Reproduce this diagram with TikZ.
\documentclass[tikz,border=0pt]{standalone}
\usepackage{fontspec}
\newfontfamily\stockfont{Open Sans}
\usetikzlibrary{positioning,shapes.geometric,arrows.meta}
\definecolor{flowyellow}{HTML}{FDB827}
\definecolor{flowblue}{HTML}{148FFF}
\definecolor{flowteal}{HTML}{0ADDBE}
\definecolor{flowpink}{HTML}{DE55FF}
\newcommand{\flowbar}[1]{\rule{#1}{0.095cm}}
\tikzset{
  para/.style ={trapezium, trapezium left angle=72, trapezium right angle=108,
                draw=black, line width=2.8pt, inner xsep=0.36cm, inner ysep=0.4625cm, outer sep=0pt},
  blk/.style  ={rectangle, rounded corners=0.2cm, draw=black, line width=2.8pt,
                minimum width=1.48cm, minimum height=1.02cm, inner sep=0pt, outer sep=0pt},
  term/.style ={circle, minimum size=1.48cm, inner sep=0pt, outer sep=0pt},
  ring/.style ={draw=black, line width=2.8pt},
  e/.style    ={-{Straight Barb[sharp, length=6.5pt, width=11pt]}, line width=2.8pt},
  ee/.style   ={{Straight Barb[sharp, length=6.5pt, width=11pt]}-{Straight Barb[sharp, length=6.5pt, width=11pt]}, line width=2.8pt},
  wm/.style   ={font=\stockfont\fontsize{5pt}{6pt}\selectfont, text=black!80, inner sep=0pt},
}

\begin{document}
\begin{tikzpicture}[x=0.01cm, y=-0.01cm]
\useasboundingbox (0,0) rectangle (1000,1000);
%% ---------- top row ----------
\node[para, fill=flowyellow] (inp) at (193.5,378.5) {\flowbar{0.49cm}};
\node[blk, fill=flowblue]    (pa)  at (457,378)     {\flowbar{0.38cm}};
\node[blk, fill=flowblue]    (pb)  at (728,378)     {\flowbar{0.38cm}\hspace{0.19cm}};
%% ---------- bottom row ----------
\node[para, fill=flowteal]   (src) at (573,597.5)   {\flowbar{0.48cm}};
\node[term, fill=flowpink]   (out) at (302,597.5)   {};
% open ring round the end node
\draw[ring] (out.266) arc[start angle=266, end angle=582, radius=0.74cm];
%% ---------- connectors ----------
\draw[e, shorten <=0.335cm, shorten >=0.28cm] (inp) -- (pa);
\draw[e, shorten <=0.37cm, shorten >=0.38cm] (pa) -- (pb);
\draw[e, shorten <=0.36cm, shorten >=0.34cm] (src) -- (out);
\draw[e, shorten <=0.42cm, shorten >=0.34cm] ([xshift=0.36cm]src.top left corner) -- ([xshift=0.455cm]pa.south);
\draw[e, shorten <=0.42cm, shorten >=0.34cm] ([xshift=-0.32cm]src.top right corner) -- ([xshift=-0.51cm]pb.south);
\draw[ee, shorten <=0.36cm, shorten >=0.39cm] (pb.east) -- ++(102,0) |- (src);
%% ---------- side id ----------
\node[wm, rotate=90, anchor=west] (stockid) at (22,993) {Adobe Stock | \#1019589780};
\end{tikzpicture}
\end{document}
——————
Given exercise: All of the data must be returned exactly.

Right answer:
Reproduce this diagram with TikZ.
\documentclass[tikz,border=0pt]{standalone}
\usepackage{fontspec}
\newfontfamily\stockfont{Open Sans}
\usetikzlibrary{positioning,shapes.geometric,arrows.meta}
\definecolor{flowyellow}{HTML}{FDB827}
\definecolor{flowblue}{HTML}{148FFF}
\definecolor{flowteal}{HTML}{0ADDBE}
\definecolor{flowpink}{HTML}{DE55FF}
\newcommand{\flowbar}[1]{\rule{#1}{0.095cm}}
\tikzset{
  para/.style ={trapezium, trapezium left angle=72, trapezium right angle=108,
                draw=black, line width=2.8pt, inner xsep=0.36cm, inner ysep=0.4625cm, outer sep=0pt},
  blk/.style  ={rectangle, rounded corners=0.2cm, draw=black, line width=2.8pt,
                minimum width=1.48cm, minimum height=1.02cm, inner sep=0pt, outer sep=0pt},
  term/.style ={circle, minimum size=1.48cm, inner sep=0pt, outer sep=0pt},
  ring/.style ={draw=black, line width=2.8pt},
  e/.style    ={-{Straight Barb[sharp, length=6.5pt, width=11pt]}, line width=2.8pt},
  ee/.style   ={{Straight Barb[sharp, length=6.5pt, width=11pt]}-{Straight Barb[sharp, length=6.5pt, width=11pt]}, line width=2.8pt},
  wm/.style   ={font=\stockfont\fontsize{5pt}{6pt}\selectfont, text=black!80, inner sep=0pt},
}

\begin{document}
\begin{tikzpicture}[x=0.01cm, y=-0.01cm]
\useasboundingbox (0,0) rectangle (1000,1000);
%% ---------- top row ----------
\node[para, fill=flowyellow] (inp) at (193.5,378.5) {\flowbar{0.49cm}};
\node[blk, fill=flowblue]    (pa)  at (457,378)     {\flowbar{0.38cm}};
\node[blk, fill=flowblue]    (pb)  at (728,378)     {\flowbar{0.38cm}\hspace{0.19cm}};
%% ---------- bottom row ----------
\node[para, fill=flowteal]   (src) at (573,597.5)   {\flowbar{0.48cm}};
\node[term, fill=flowpink]   (out) at (302,597.5)   {};
% open ring round the end node
\draw[ring] (out.266) arc[start angle=266, end angle=582, radius=0.74cm];
%% ---------- connectors ----------
\draw[e, shorten <=0.335cm, shorten >=0.28cm] (inp) -- (pa);
\draw[e, shorten <=0.37cm, shorten >=0.38cm] (pa) -- (pb);
\draw[e, shorten <=0.36cm, shorten >=0.34cm] (src) -- (out);
\draw[e, shorten <=0.42cm, shorten >=0.34cm] ([xshift=0.36cm]src.top left corner) -- ([xshift=0.455cm]pa.south);
\draw[e, shorten <=0.42cm, shorten >=0.34cm] ([xshift=-0.32cm]src.top right corner) -- ([xshift=-0.51cm]pb.south);
\draw[ee, shorten <=0.36cm, shorten >=0.39cm] (pb.east) -- ++(102,0) |- (src);
%% ---------- side id ----------
\node[wm, rotate=90, anchor=west] (stockid) at (22,993) {Adobe Stock | \#1019589780};
\end{tikzpicture}
\end{document}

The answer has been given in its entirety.